For Reel


Lancelot du Lac (1974)
February 28, 2012, 12:22 am
Filed under: Reviews | Tags: , ,

Director: Robert Bresson

The most aesthetically radical of Robert Bresson’s pictures, Lancelot du Lac alarmingly begins with a series of preposterously violent slaughterings rid of context and defined character. Adapted from a small piece of the Arthurian legend, the narrative starts just after the fall of the Round Table and the failed quest for the Grail, and it concerns the impassioned Lancelot; his Queen, Guinevere; and the noble Gauvain, among others. In the centerpiece of the narrative – a jousting tournament – a bravura use of editing marks the spectacle as one of Bresson’s finest and most exciting sequences. There is never an establishing shot, nor does Bresson use crowd reactions in order to enhance the suspense. Repetition is employed in order to evoke the procession of matches – the cuts include, for instance, a piper’s midsection and his consistent playing of three notes, as well as the lower half of the horses, as if to focus on the extravagance that is the musculature of the beasts rather than the clashing of knights.
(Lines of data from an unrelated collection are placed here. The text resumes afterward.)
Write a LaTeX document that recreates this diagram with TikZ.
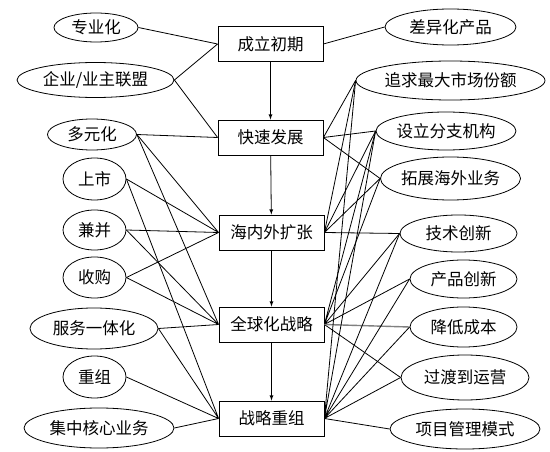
\documentclass[tikz,border=0pt]{standalone}
\usepackage{fontspec}
\newfontfamily\cjk{Noto Sans CJK SC}
\usepackage{tikz}
\usetikzlibrary{shapes.geometric}
\usetikzlibrary{arrows}
\tikzset{
	stage/.style={draw, rectangle, minimum width=105pt, minimum height=35pt, inner sep=0pt, font=\cjk\fontsize{16.5}{18}\selectfont},
	idea/.style n args={2}{draw, ellipse, minimum width=#1pt, minimum height=#2pt, inner sep=0pt, font=\cjk\fontsize{16.5}{18}\selectfont},
	link/.style={line width=0.8pt},
	graylink/.style={line width=1.4pt, gray}
}

\begin{document}
\begin{tikzpicture}[x=1pt, y=-1pt, line width=0.8pt]
		\useasboundingbox (0,0) rectangle (550,452);
		% stages
		\node[stage] (chengli) at (270.5,44) {成立初期};
		\node[stage] (kuaisu) at (270.5,137.5) {快速发展};
		\node[stage] (haineiwai) at (271.5,232.5) {海内外扩张};
		\node[stage] (quanqiu) at (271.5,324.5) {全球化战略};
		\node[stage] (chongzu) at (271.5,418.5) {战略重组};
		\draw[-latex] (chengli) -- (kuaisu);
		\draw[-latex] (kuaisu) -- (haineiwai);
		\draw[-latex] (haineiwai) -- (quanqiu);
		\draw[-latex] (quanqiu) -- (chongzu);
		% left side
		\node[idea={84}{29}] (zhuanye) at (96,27.5) {专业化};
		\node[idea={157}{35}] (lianmeng) at (95.5,80) {企业/业主联盟};
		\node[idea={89}{31}] (duoyuan) at (92,134.5) {多元化};
		\node[idea={63}{42}] (shangshi) at (94.5,179) {上市};
		\node[idea={63}{40}] (jianbing) at (94.5,230) {兼并};
		\node[idea={63}{41}] (shougou) at (94.5,277.5) {收购};
		\node[idea={128}{41}] (fuwu) at (94,328.5) {服务一体化};
		\node[idea={63}{42}] (zuzhi) at (94.5,377) {重组};
		\node[idea={150}{40}] (jizhong) at (99,428) {集中核心业务};
		% right side
		\node[idea={131}{36}] (chayi) at (450.5,27) {差异化产品};
		\node[idea={189}{39}] (zhuiqiu) at (450.5,80.5) {追求最大市场份额};
		\node[idea={124}{38}] (sheli) at (446,131) {设立分支机构};
		\node[idea={133}{43}] (tuozhan) at (450.5,178.5) {拓展海外业务};
		\node[idea={117}{37}] (jishu) at (458.5,233.5) {技术创新};
		\node[idea={107}{38}] (chanpin) at (463.5,279) {产品创新};
		\node[idea={107}{40}] (jiangdi) at (463.5,327) {降低成本};
		\node[idea={128}{45}] (guodu) at (465,377.5) {过渡到运营};
		\node[idea={150}{40}] (xiangmu) at (465,429) {项目管理模式};
		% left links
		\draw[link] (zhuanye.east) -- (chengli.west) (lianmeng.east) -- (chengli.west);
		\draw[link] (lianmeng.east) -- (kuaisu.west) (duoyuan.east) -- (kuaisu.west);
		\draw[link] (duoyuan.east) -- (haineiwai.west) (shangshi.east) -- (haineiwai.west)
			(jianbing.east) -- (haineiwai.west) (shougou.east) -- (haineiwai.west);
		\draw[link] (duoyuan.east) -- (quanqiu.west) (jianbing.east) -- (quanqiu.west)
			(shougou.east) -- (quanqiu.west) (fuwu.east) -- (quanqiu.west);
		\draw[link] (shangshi.east) -- (chongzu.west) (fuwu.east) -- (chongzu.west)
			(zuzhi.east) -- (chongzu.west) (jizhong.east) -- (chongzu.west);
		% right links
		\draw[link] (chengli.east) -- (chayi.west);
		\draw[link] (kuaisu.east) -- (zhuiqiu.west) (kuaisu.east) -- (sheli.west)
			(kuaisu.east) -- (tuozhan.west);
		\draw[link] (haineiwai.east) -- (zhuiqiu.west) (haineiwai.east) -- (sheli.west)
			(haineiwai.east) -- (tuozhan.west) (haineiwai.east) -- (jishu.west);
		\draw[link] (quanqiu.east) -- (sheli.west) (quanqiu.east) -- (tuozhan.west)
			(quanqiu.east) -- (jishu.west) (quanqiu.east) -- (chanpin.west)
			(quanqiu.east) -- (guodu.west);
		\draw[graylink] (quanqiu.east) -- (jiangdi.west);
		\draw[link] (chongzu.east) -- (zhuiqiu.west) (chongzu.east) -- (sheli.west)
			(chongzu.east) -- (jishu.west) (chongzu.east) -- (chanpin.west)
			(chongzu.east) -- (jiangdi.west) (chongzu.east) -- (guodu.west)
			(chongzu.east) -- (xiangmu.west);
	\end{tikzpicture}
\end{document}
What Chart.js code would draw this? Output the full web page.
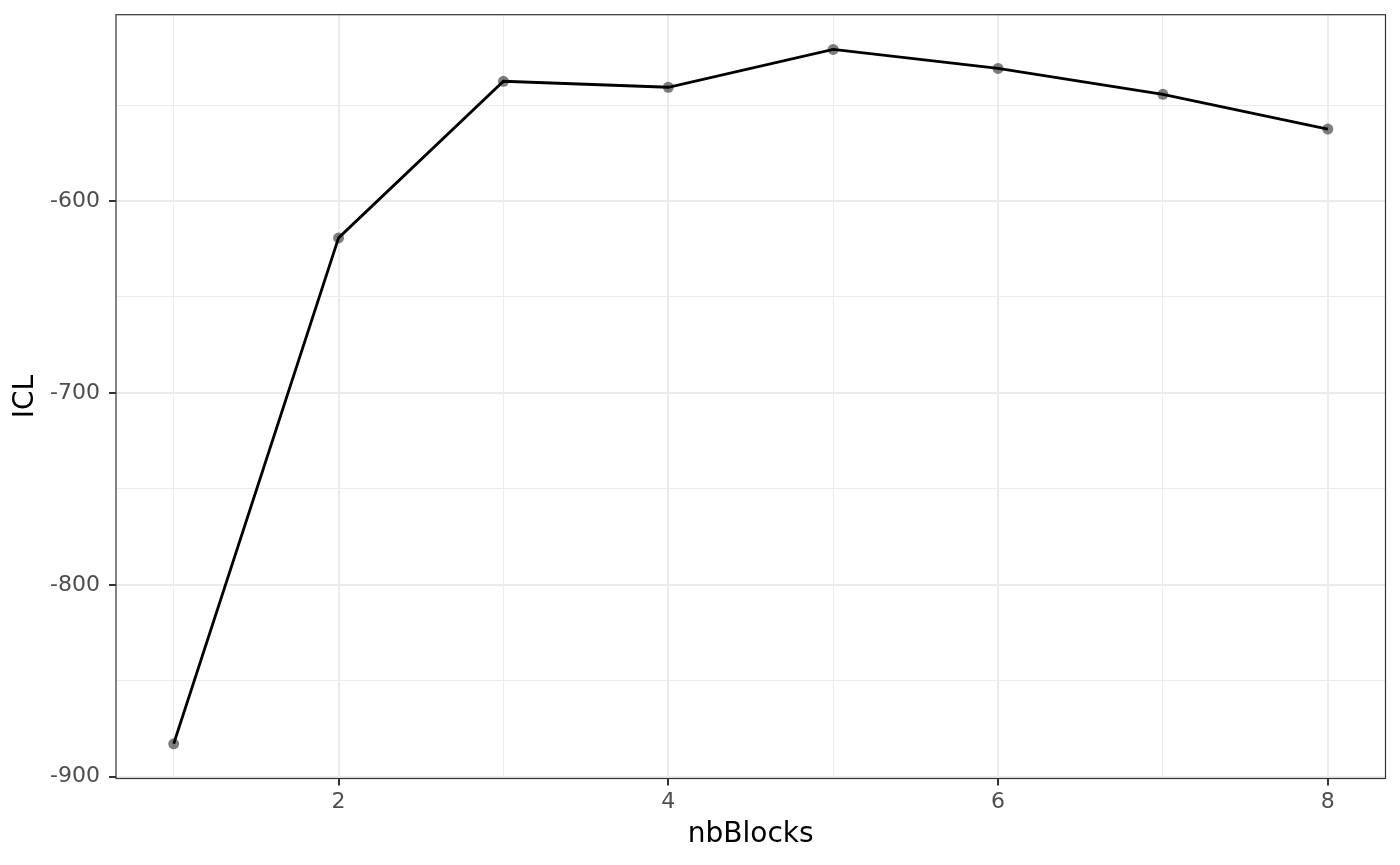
<!DOCTYPE html>
<html>
<head>
<meta charset="utf-8">
<script src="https://cdn.jsdelivr.net/npm/chart.js@4/dist/chart.umd.min.js"></script>
<style>
  html, body { margin: 0; padding: 0; background: #fff; }
  #wrap { width: 1400px; height: 865px; }
</style>
</head>
<body>
<div id="wrap"><canvas id="icl" width="1400" height="865"></canvas></div>
<script>
var nbBlocks = [1, 2, 3, 4, 5, 6, 7, 8];
var icl = [-882.8, -619.2, -537.6, -540.7, -521.0, -530.9, -544.4, -562.5];
var xTicks = [1, 2, 3, 4, 5, 6, 7, 8];
var yTicks = [-900, -850, -800, -750, -700, -650, -600, -550];

var points = nbBlocks.map(function(x, i) { return {x: x, y: icl[i]}; });

function isMajorX(v) { return v % 2 === 0; }
function isMajorY(v) { return v % 100 === 0; }

/* ggplot-like panel border on top of everything */
var panelBorder = {
    id: 'panelBorder',
    afterDraw: function(chart) {
        var a = chart.chartArea, c = chart.ctx;
        c.save();
        c.strokeStyle = '#333333';
        c.lineWidth = 1.2;
        c.strokeRect(a.left, a.top, a.right - a.left, a.bottom - a.top);
        c.restore();
    }
};

var tickFont = {family: 'DejaVu Sans', size: 22};
var titleFont = {family: 'DejaVu Sans', size: 28};

new Chart(document.getElementById('icl').getContext('2d'), {
    type: 'scatter',
    data: {
        datasets: [
            {
                data: points,
                showLine: true,
                borderColor: '#000000',
                borderWidth: 2.8,
                pointRadius: 0,
                order: 0
            },
            {
                data: points,
                showLine: false,
                pointRadius: 5.5,
                pointBackgroundColor: 'rgba(0,0,0,0.5)',
                pointBorderWidth: 0,
                order: 1
            }
        ]
    },
    options: {
        responsive: false,
        animation: false,
        devicePixelRatio: 1,
        layout: {padding: {top: 14.7, right: 14.5, left: 0, bottom: 0}},
        plugins: {legend: {display: false}, tooltip: {enabled: false}},
        scales: {
            x: {
                type: 'linear',
                min: 0.65,
                max: 8.35,
                afterBuildTicks: function(s) { s.ticks = xTicks.map(function(v) { return {value: v}; }); },
                afterFit: function(s) { s.height = 86.5; s.paddingLeft = 0; s.paddingRight = 0; },
                border: {display: false},
                grid: {
                    color: '#ebebeb',
                    lineWidth: function(ctx) { return isMajorX(ctx.tick.value) ? 2 : 1; },
                    tickColor: function(ctx) { return isMajorX(ctx.tick.value) ? '#333333' : 'rgba(0,0,0,0)'; },
                    tickLength: 7,
                    tickWidth: 2
                },
                ticks: {
                    autoSkip: false,
                    maxRotation: 0,
                    color: '#4d4d4d',
                    font: tickFont,
                    padding: 4,
                    callback: function(v) { return isMajorX(v) ? String(v) : ''; }
                },
                title: {display: true, text: 'nbBlocks', color: '#000000', font: titleFont, padding: {bottom: 13}}
            },
            y: {
                type: 'linear',
                min: -900.9,
                max: -502.9,
                afterBuildTicks: function(s) { s.ticks = yTicks.map(function(v) { return {value: v}; }); },
                afterFit: function(s) { s.width = 116; s.paddingTop = 0; s.paddingBottom = 0; },
                border: {display: false},
                grid: {
                    color: '#ebebeb',
                    lineWidth: function(ctx) { return isMajorY(ctx.tick.value) ? 2 : 1; },
                    tickColor: function(ctx) { return isMajorY(ctx.tick.value) ? '#333333' : 'rgba(0,0,0,0)'; },
                    tickLength: 7,
                    tickWidth: 2
                },
                ticks: {
                    autoSkip: false,
                    color: '#4d4d4d',
                    font: tickFont,
                    padding: 9,
                    callback: function(v) { return isMajorY(v) ? String(v) : ''; }
                },
                title: {display: true, text: 'ICL', color: '#000000', font: titleFont, padding: {top: 9}}
            }
        }
    },
    plugins: [panelBorder]
});
</script>
</body>
</html>
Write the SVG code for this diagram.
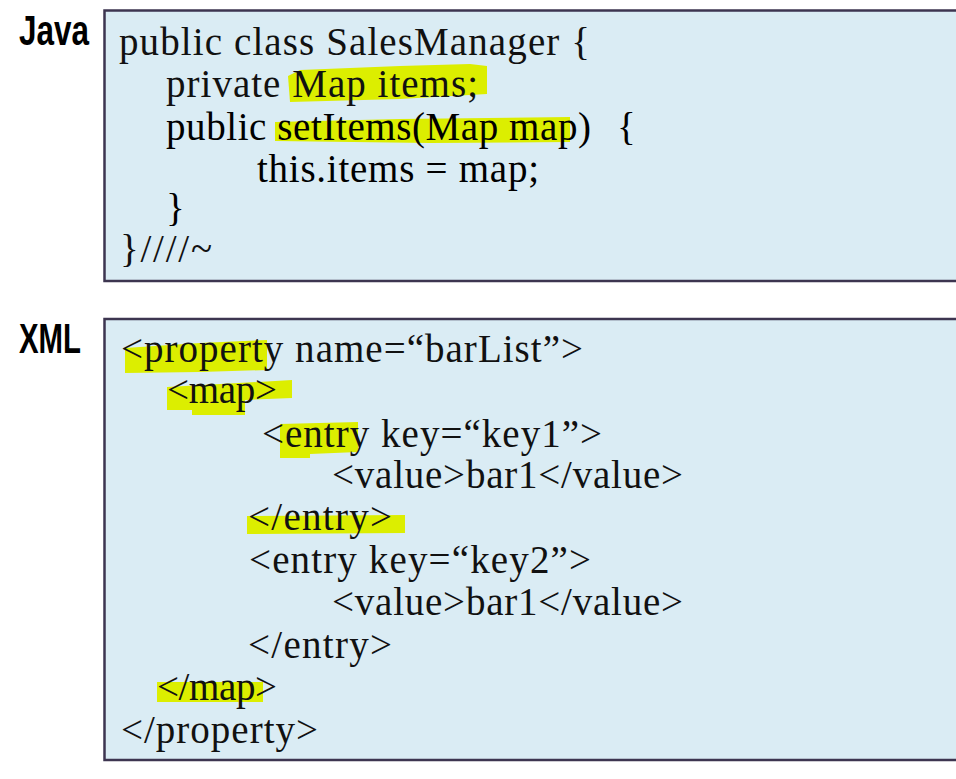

This type of shot – in which Bresson deliberately obscures a great part of the figure from the audience – is a staple within his oeuvre, although it is never used quite as extremely as in Lancelot. Quite often, the camera will follow the knights only from their knees down, and even when the iconic Round Table is depicted, it is done so in a fragmented manner, as if revealing pieces of a pie. By fracturing the figures in such a way, it suggests that the men are broken after their failed quest, and that their loyalties are sent into disarray. The titular figure, for instance, struggles between pledging his loyalty to God or to his Queen, and it isn’t until his last breath that his ultimate allegiance is revealed – “Guinevere.”